Precisely defined yet enticingly elusive, prime numbers occupy a central place in number theory. Evenly divisible only by themselves and 1, these special integers–2, 3, 5, 7, 11, 13, 17, 19, 23, 29, 31, 37, 41, and so on–pose all sorts of conundrums.
There is no known formula for primes–no combination of algebraic operations on n that will generate, with a few turns of the mathematical crank, the nth prime. To find the 99th prime, all you can do is make an ordered list of prime numbers and count to the 99th.
Nonetheless, there are tantalizing traces of patterns among the primes–and immense frustration attending efforts to elucidate these hints of order. Leonhard Euler (1707–1783) once remarked, “Mathematicians have tried in vain to this day to discover some order in the sequence of prime numbers, and we have reason to believe that it is a mystery into which the mind will never penetrate.”
There have been many studies of the distribution of prime numbers and a variety of efforts to visualize this distribution. One particularly intriguing approach is to arrange the integers in a square spiral, starting with 1 at the center of a grid of squares, then mark the squares containing primes. In the following example, the integers go in a counterclockwise spiral.

Mathematician Stanislaw M. Ulam (1909–1984) was the first to study such an array. In 1963, while drowsing through a boring talk at a scientific meeting, Ulam had found himself doodling a grid of horizontal and vertical lines. He decided to number the intersections, following a square spiral pattern, then started circling all the primes.
To Ulam’s surprise, the primes tended to crowd into straight lines. They appeared “to exhibit a strongly nonrandom appearance,” he remarked.
When Ulam returned to his job at the Los Alamos Scientific Laboratory, he wanted to see more of the pattern. Taking advantage of a magnetic tape recording the first 90 million primes, he and coworkers Myron L. Stein and Mark B. Wells programmed the lab’s Maniac II computer to display the primes as spots of light on an oscilloscope tube connected to the computer. They then photographed the display to show the primes on a spiral of consecutive integers up to about 65,000.
The patterns were striking. Even at the fringes of the larger grid, the primes tended to pack into not only diagonal but also horizontal and vertical lines.
“It is a property of the visual brain which allows one to discover such lines at once and also notice many other peculiarities of distribution of points in two dimensions,” Ulam and his coworkers remarked in a 1964 paper published in the American Mathematical Monthly.

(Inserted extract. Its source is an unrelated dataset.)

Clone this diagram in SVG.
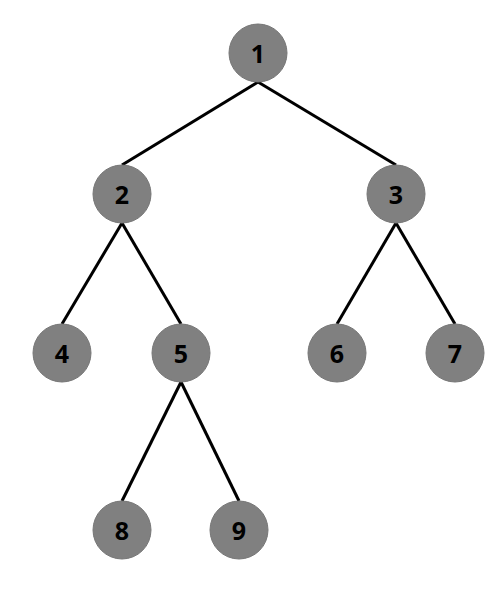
<svg xmlns="http://www.w3.org/2000/svg" width="500" height="596" viewBox="0 0 500 596">
<style>
.n circle{fill:#808080;stroke:#767676;stroke-width:1}
.n text{font-family:"Open Sans",sans-serif;font-weight:bold;font-size:25px;fill:#000;text-anchor:middle;dominant-baseline:central}
#edges line{stroke:#000;stroke-width:3}
</style>
<rect width="500" height="596" fill="#fff"/>
<g id="edges">
<line x1="258" y1="82" x2="122" y2="165"/>
<line x1="258" y1="82" x2="396" y2="165"/>
<line x1="122" y1="223" x2="62" y2="324"/>
<line x1="122" y1="223" x2="181" y2="324"/>
<line x1="396" y1="223" x2="337" y2="324"/>
<line x1="396" y1="223" x2="455" y2="324"/>
<line x1="181" y1="382" x2="122" y2="501"/>
<line x1="181" y1="382" x2="239" y2="501"/>
</g>
<g id="n1" class="n"><circle cx="258" cy="53" r="29"/><text x="258" y="53">1</text></g>
<g id="n2" class="n"><circle cx="122" cy="194" r="29"/><text x="122" y="194">2</text></g>
<g id="n3" class="n"><circle cx="396" cy="194" r="29"/><text x="396" y="194">3</text></g>
<g id="n4" class="n"><circle cx="62" cy="353" r="29"/><text x="62" y="353">4</text></g>
<g id="n5" class="n"><circle cx="181" cy="353" r="29"/><text x="181" y="353">5</text></g>
<g id="n6" class="n"><circle cx="337" cy="353" r="29"/><text x="337" y="353">6</text></g>
<g id="n7" class="n"><circle cx="455" cy="353" r="29"/><text x="455" y="353">7</text></g>
<g id="n8" class="n"><circle cx="122" cy="530" r="29"/><text x="122" y="530">8</text></g>
<g id="n9" class="n"><circle cx="239" cy="530" r="29"/><text x="239" y="530">9</text></g>
</svg>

These lines hint at formulas for primes. Indeed, they can be described by quadratic expressions beginning with 4x^{2}. For example, one diagonal sequence includes the primes 5, 19, 41, and 71. The line along which these primes fall is given by the expression 4x^{2} + 10x + 5. Giving x values from 0 to 3 generates the four primes. Similarly, the sequence of primes along another diagonal–7, 23, 47, 79–matches the quadratic 4x^{2} + 4x – 1 (x takes on values from 1 to 4). It’s possible to develop such a formula for just about any line in the diagram.
If you start spirals with numbers other than 1, you find additional lines represented by quadratic expressions. For example, starting with 17 in the central square produces an array in which one diagonal has the formula 4x^{2} + 2x + 17. One remarkable sequence of primes along this diagonal can also be described by the expression x^{2} + x + 17, originally discovered by Euler. It generates primes for all values of x from 0 through 15.
Euler’s most famous prime generator is x^{2} + x + 41. Starting a spiral at 41 produces a grid with an amazing, unbroken sequence of 40 primes along one diagonal. Interestingly, of the first 2,398 numbers generated by the formula, precisely half are primes. Checking all such numbers less than 10 million, Ulam and his coworkers found the proportion of primes to be 0.475.
The researchers also identified several other formulas that are rich in primes. For numbers of the form 4x^{2} + 170x + 1847, the proportion of primes is 0.466; for 4x^{2} + 4x + 59, the ratio is 0.437.
Other quadratic expressions rarely give primes. For example, the expression 2x^{2} + 4x + 117 yields a prime only 5 percent of the time.
Ulam suggested a number of questions worth investigating further. Are there grid lines containing infinitely many primes? What is the maximum prime density of a line? Is the distribution of primes the same in every quadrant of the grid?
What happens with other algorithms for numbering the squares? On hexagonal and other types of grids?
A variety of Web pages offer ways to visualize Ulam’s prime spirals. Several point to novel variants in the numbering schemes and in ways of coloring the squares to highlight different types of integers.
In one striking example, by JeanFranois Colonna, integers are shown as spheres on a square grid, where the radius and color of the sphere is related to the square root of the number of divisors (primes are white and have the smallest radius). For other colorful ideas, take a look at Adrian J.F. Leatherland’s “Pulchritudinous Primes” Web pages.
There is truly not only mystery but also beauty in the distribution of primes.